* _WORK TO DO_
Pull every line containing "that" from the entries.

* _DATA ENTRIES_
- - -

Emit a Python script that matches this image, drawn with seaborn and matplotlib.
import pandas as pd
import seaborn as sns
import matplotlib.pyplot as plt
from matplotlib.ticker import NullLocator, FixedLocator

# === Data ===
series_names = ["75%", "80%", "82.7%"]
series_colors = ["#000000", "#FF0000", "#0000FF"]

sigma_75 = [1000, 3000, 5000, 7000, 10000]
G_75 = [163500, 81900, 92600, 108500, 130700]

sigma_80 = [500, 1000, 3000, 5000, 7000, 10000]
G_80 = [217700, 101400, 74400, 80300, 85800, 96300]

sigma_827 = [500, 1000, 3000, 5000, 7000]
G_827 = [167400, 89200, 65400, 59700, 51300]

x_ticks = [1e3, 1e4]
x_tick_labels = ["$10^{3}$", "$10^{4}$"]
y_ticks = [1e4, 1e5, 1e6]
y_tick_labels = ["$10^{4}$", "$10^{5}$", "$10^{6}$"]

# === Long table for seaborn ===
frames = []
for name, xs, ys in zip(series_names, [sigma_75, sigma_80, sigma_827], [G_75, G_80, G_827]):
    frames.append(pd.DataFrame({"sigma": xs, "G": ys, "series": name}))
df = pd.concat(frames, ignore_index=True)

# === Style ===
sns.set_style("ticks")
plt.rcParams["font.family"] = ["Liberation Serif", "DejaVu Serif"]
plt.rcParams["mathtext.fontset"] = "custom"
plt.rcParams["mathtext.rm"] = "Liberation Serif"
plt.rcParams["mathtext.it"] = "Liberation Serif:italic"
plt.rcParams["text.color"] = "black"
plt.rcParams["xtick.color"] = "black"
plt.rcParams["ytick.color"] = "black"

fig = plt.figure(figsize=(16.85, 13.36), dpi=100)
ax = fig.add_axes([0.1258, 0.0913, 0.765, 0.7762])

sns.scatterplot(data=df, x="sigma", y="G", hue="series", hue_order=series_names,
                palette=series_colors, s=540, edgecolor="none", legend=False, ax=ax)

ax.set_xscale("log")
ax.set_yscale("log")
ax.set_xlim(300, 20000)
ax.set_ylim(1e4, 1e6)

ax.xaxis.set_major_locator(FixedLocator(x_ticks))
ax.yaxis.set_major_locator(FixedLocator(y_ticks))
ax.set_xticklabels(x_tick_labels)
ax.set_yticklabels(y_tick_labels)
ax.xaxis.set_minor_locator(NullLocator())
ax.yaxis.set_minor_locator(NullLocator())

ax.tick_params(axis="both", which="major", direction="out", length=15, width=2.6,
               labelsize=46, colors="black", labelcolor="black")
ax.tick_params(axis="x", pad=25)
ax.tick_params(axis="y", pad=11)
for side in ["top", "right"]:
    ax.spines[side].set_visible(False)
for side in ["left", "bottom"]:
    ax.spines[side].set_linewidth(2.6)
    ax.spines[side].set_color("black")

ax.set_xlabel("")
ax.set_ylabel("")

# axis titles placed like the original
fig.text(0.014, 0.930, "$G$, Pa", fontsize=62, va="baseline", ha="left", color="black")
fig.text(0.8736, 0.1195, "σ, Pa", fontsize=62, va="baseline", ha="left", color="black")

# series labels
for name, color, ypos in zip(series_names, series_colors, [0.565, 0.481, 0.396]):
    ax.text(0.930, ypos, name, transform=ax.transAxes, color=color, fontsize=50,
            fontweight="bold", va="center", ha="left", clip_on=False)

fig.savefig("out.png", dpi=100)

- - -

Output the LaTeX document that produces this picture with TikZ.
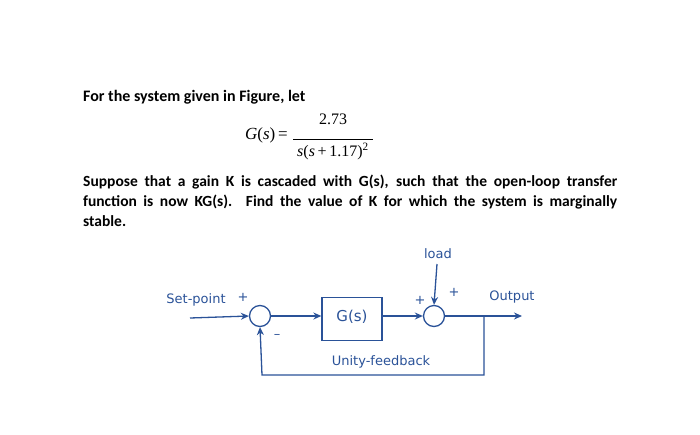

- - -

* _THE SOLUTION_
Emit a Python script that matches this image, drawn with seaborn and matplotlib.
Output the LaTeX document that produces this picture with TikZ.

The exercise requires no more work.